Ok, I’d like to update the status of my fame to: Famous enough to have been interviewed, but still minor enough to be mis-quoted by the press.
I am paternally descended from (and share a last name with) one of the pioneer founders of a medium-sized US city. Unfortunately, this country being the way it is, hardly anybody outside that city’s local history museum has even heard of him, let alone any of his descendants. The people who work at the Burger King less than a mile of the old family homestead are like “Umm, who?”.
Yes, that can be surprising at times. Once, I sent an email to a university regarding a graduate program that they were just starting up and received a reply from a professor within three hours. What’s somewhat astonishing was that I had sent the email on a Sunday afternoon, expecting to wait until at least Monday, if not later in the week, for a cursory “Thanks for your interest, please find the program materials and application attached”. I got an apparently personalized response that mentioned and responded to information on my own academic background that I had mentioned in the email and that specifically encouraged me to learn more about the program by scheduling a meeting.
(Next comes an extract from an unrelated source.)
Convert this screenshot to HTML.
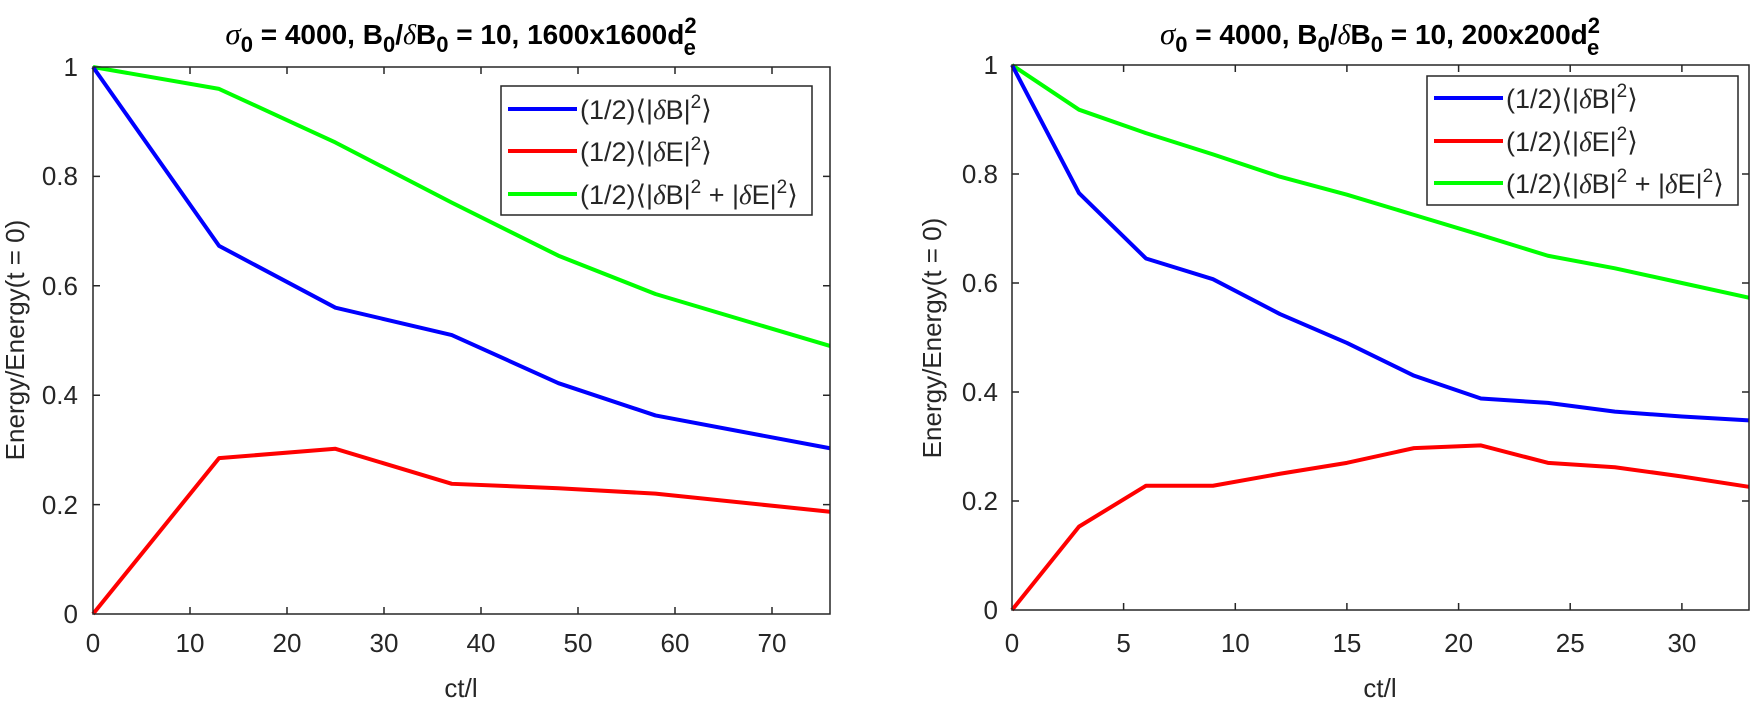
<!DOCTYPE html>
<html><head><meta charset="utf-8"><style>
html,body{margin:0;padding:0;background:#fff}
svg{display:block}
text{font-family:"Liberation Sans",Arial,sans-serif;fill:#262626}
.t{font-size:26px}
.ti{font-size:28px;font-weight:bold;fill:#000}
.lg{font-size:27px;fill:#000}
</style></head><body>
<svg width="1750" height="702" viewBox="0 0 1750 702" xmlns="http://www.w3.org/2000/svg">
<!-- LEFT PLOT -->
<g transform="matrix(9.697 0 0 -547 93 614)" fill="none" stroke-width="4" stroke-linejoin="round">
<polyline vector-effect="non-scaling-stroke" stroke="#00ff00" points="0,1 13,0.96 25,0.862 37,0.752 48,0.655 58,0.585 76,0.49"/>
<polyline vector-effect="non-scaling-stroke" stroke="#0000ff" points="0,1 13,0.673 25,0.56 37,0.51 48,0.422 58,0.363 76,0.303"/>
<polyline vector-effect="non-scaling-stroke" stroke="#ff0000" points="0,0 13,0.285 25,0.302 37,0.238 48,0.23 58,0.22 76,0.187"/>
</g>
<rect x="93" y="67" width="737" height="547" fill="none" stroke="#262626" stroke-width="1.5"/>
<g stroke="#262626" stroke-width="1.5">
<path d="M190 614v-7M287 614v-7M384 614v-7M481 614v-7M578 614v-7M675 614v-7M772 614v-7
M190 67v7M287 67v7M384 67v7M481 67v7M578 67v7M675 67v7M772 67v7
M93 504.6h7M93 395.2h7M93 285.8h7M93 176.4h7
M830 504.6h-7M830 395.2h-7M830 285.8h-7M830 176.4h-7"/>
</g>
<g class="t" text-anchor="end">
<text x="78" y="623">0</text><text x="78" y="514">0.2</text><text x="78" y="404">0.4</text>
<text x="78" y="295">0.6</text><text x="78" y="185">0.8</text><text x="78" y="76">1</text>
</g>
<g class="t" text-anchor="middle">
<text x="93" y="652">0</text><text x="190" y="652">10</text><text x="287" y="652">20</text>
<text x="384" y="652">30</text><text x="481" y="652">40</text><text x="578" y="652">50</text>
<text x="675" y="652">60</text><text x="772" y="652">70</text>
<text x="461" y="697">ct/l</text>
<text transform="translate(24 340) rotate(-90)">Energy/Energy(t = 0)</text>
</g>
<text class="ti" x="461" y="44" text-anchor="middle"><tspan font-family="Liberation Serif" font-style="italic" font-weight="normal" font-size="31">σ</tspan><tspan dy="8" font-size="22">0</tspan><tspan dy="-8"> = 4000, B</tspan><tspan dy="8" font-size="22">0</tspan><tspan dy="-8">/</tspan><tspan font-family="Liberation Serif" font-style="italic" font-weight="normal">δ</tspan><tspan>B</tspan><tspan dy="8" font-size="22">0</tspan><tspan dy="-8"> = 10, 1600x1600d</tspan><tspan dy="-11" font-size="22">2</tspan><tspan dx="-13" dy="22" font-size="22">e</tspan></text>
<rect x="501" y="86" width="311" height="129" fill="#fff" stroke="#262626" stroke-width="1.5"/>
<g stroke-width="4"><path d="M508 109h69" stroke="#0000ff"/><path d="M508 151h69" stroke="#ff0000"/><path d="M508 194h69" stroke="#00ff00"/></g>
<g class="lg">
<text x="580" y="119">(1/2)⟨|<tspan font-family="Liberation Serif" font-style="italic">δ</tspan>B|<tspan dy="-11" font-size="19">2</tspan><tspan dy="11">⟩</tspan></text>
<text x="580" y="161">(1/2)⟨|<tspan font-family="Liberation Serif" font-style="italic">δ</tspan>E|<tspan dy="-11" font-size="19">2</tspan><tspan dy="11">⟩</tspan></text>
<text x="580" y="204">(1/2)⟨|<tspan font-family="Liberation Serif" font-style="italic">δ</tspan>B|<tspan dy="-11" font-size="19">2</tspan><tspan dy="11"> + |</tspan><tspan font-family="Liberation Serif" font-style="italic">δ</tspan>E|<tspan dy="-11" font-size="19">2</tspan><tspan dy="11">⟩</tspan></text>
</g>

<!-- RIGHT PLOT -->
<g transform="matrix(22.33 0 0 -545 1012 610)" fill="none" stroke-width="4" stroke-linejoin="round">
<polyline vector-effect="non-scaling-stroke" stroke="#00ff00" points="0,1 3,0.918 6,0.875 9,0.836 12,0.795 15,0.762 18,0.725 21,0.688 24,0.65 27,0.627 30,0.6 33,0.573"/>
<polyline vector-effect="non-scaling-stroke" stroke="#0000ff" points="0,1 3,0.765 6,0.645 9,0.607 12,0.543 15,0.49 18,0.43 21,0.388 24,0.38 27,0.364 30,0.355 33,0.348"/>
<polyline vector-effect="non-scaling-stroke" stroke="#ff0000" points="0,0 3,0.153 6,0.228 9,0.228 12,0.25 15,0.27 18,0.297 21,0.302 24,0.27 27,0.262 30,0.245 33,0.226"/>
</g>
<rect x="1012" y="65" width="737" height="545" fill="none" stroke="#262626" stroke-width="1.5"/>
<g stroke="#262626" stroke-width="1.5">
<path d="M1123.6 610v-7M1235.3 610v-7M1346.9 610v-7M1458.6 610v-7M1570.2 610v-7M1681.9 610v-7
M1123.6 65v7M1235.3 65v7M1346.9 65v7M1458.6 65v7M1570.2 65v7M1681.9 65v7
M1012 501h7M1012 392h7M1012 283h7M1012 174h7
M1749 501h-7M1749 392h-7M1749 283h-7M1749 174h-7"/>
</g>
<g class="t" text-anchor="end">
<text x="998" y="619">0</text><text x="998" y="510">0.2</text><text x="998" y="401">0.4</text>
<text x="998" y="292">0.6</text><text x="998" y="183">0.8</text><text x="998" y="74">1</text>
</g>
<g class="t" text-anchor="middle">
<text x="1012" y="652">0</text><text x="1123.6" y="652">5</text><text x="1235.3" y="652">10</text>
<text x="1346.9" y="652">15</text><text x="1458.6" y="652">20</text><text x="1570.2" y="652">25</text>
<text x="1681.9" y="652">30</text>
<text x="1380" y="697">ct/l</text>
<text transform="translate(941 338) rotate(-90)">Energy/Energy(t = 0)</text>
</g>
<text class="ti" x="1380" y="44" text-anchor="middle"><tspan font-family="Liberation Serif" font-style="italic" font-weight="normal" font-size="31">σ</tspan><tspan dy="8" font-size="22">0</tspan><tspan dy="-8"> = 4000, B</tspan><tspan dy="8" font-size="22">0</tspan><tspan dy="-8">/</tspan><tspan font-family="Liberation Serif" font-style="italic" font-weight="normal">δ</tspan><tspan>B</tspan><tspan dy="8" font-size="22">0</tspan><tspan dy="-8"> = 10, 200x200d</tspan><tspan dy="-11" font-size="22">2</tspan><tspan dx="-13" dy="22" font-size="22">e</tspan></text>
<rect x="1427" y="76" width="311" height="129" fill="#fff" stroke="#262626" stroke-width="1.5"/>
<g stroke-width="4"><path d="M1434 98h69" stroke="#0000ff"/><path d="M1434 141h69" stroke="#ff0000"/><path d="M1434 183h69" stroke="#00ff00"/></g>
<g class="lg">
<text x="1506" y="108">(1/2)⟨|<tspan font-family="Liberation Serif" font-style="italic">δ</tspan>B|<tspan dy="-11" font-size="19">2</tspan><tspan dy="11">⟩</tspan></text>
<text x="1506" y="151">(1/2)⟨|<tspan font-family="Liberation Serif" font-style="italic">δ</tspan>E|<tspan dy="-11" font-size="19">2</tspan><tspan dy="11">⟩</tspan></text>
<text x="1506" y="193">(1/2)⟨|<tspan font-family="Liberation Serif" font-style="italic">δ</tspan>B|<tspan dy="-11" font-size="19">2</tspan><tspan dy="11"> + |</tspan><tspan font-family="Liberation Serif" font-style="italic">δ</tspan>E|<tspan dy="-11" font-size="19">2</tspan><tspan dy="11">⟩</tspan></text>
</g>
</svg>
</body></html>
Most of those who witness my deeds do not live to tell of it. The rest become stricken with madness, ranting of one soaked in chaos, leaving naught but bloody ruin in his wake.
I suppose I’m well known in some IT circles, but basically just one of the teeming millions, a cog in the machine, a spoke in the wheel, (to paraphrase) a rumor, recognizable only as deja vu and dismissed just as quickly. I don’t exist; I was never even born. Anonymity is my name. Silence (and Spanish) my native tongue. I’m no longer part of the System. I’m below the System. Under it. To the side of it…perhaps stage left. I’m “them.” (i.e. ‘thos IT rat bastards!’)…I’m one of the Men in Ill Fitting Pants and Smelly Polo Shirts, Snarfing Down Pizza and a Coke For Breakfast!
Well, since I posted this, I’ve been accepted to speak at another security conference (kind of regionally important). And I put some research up on my blog that made a minor to moderate splash in the field. I got cited by some big security researchers and vendors for that. So…
Actually, come to think of it, I read a couple dozen security sites on a near-daily basis, and I can’t remember the names of more than one or two of the writers. So, yeah, I’m still a nobody.
I’m not well known, but several times lately when I’ve been out with the boy I’ve been greeted by past patients, including the lady at the desk at the DMV, where our appointment had been ‘disappeared’. that’s OK, she told us, I know your Dad.
Now he, at least, thinks I’m regionally famous.
People used to stop me on the street because:
[ul]
[li]They recognized me from local theater productions;[/li][li]They recognized me from things I’d written in the local alternative newspaper (yeah, the paper used photographs, barf);[/li][li]They’d attended one of the seminars I taught in my daywalker job.[/li][/ul]
Now I have a nice, quiet job as an analyst in a fairly specified field. Local folks in the field either know me, or are one degree removed.
I’ve written six technical books and I have a blog on computer programming. Nothing terribly interesting.
Are you my brother?!?!? :eek:
It’s a distinct possibility.
I’m not a public figure on any level. I do have an uncommon last name, and if I Google myself, most of the hits are between me, a British pediatrician, and a young woman in Utah.
Last monday I took my friend to pick up his grandkids at school. An 11 year old girl recognised me from a show I did on a Da Vinci catapult several years ago. It shows on reruns quite a bit so she may have seen one. The first year I was recognised several times but none since.
This has nothing to do with me, but it just popped into my head.
There are a few people in this country who’ve had people walk up to them in public in recent months and say things like “Are you that Ebola guy?”
:rolleyes:
I would NOT want to be (in)famous for something like that, that’s for sure.
I occasionally appear on a nation-wide cable channel here in Canada.
In Canada, we don’t have “reporters of record.” A reported case is just that: it’s been printed in one of the reporter series: Westlaw or another. Could be appellate, could be trial or chambers.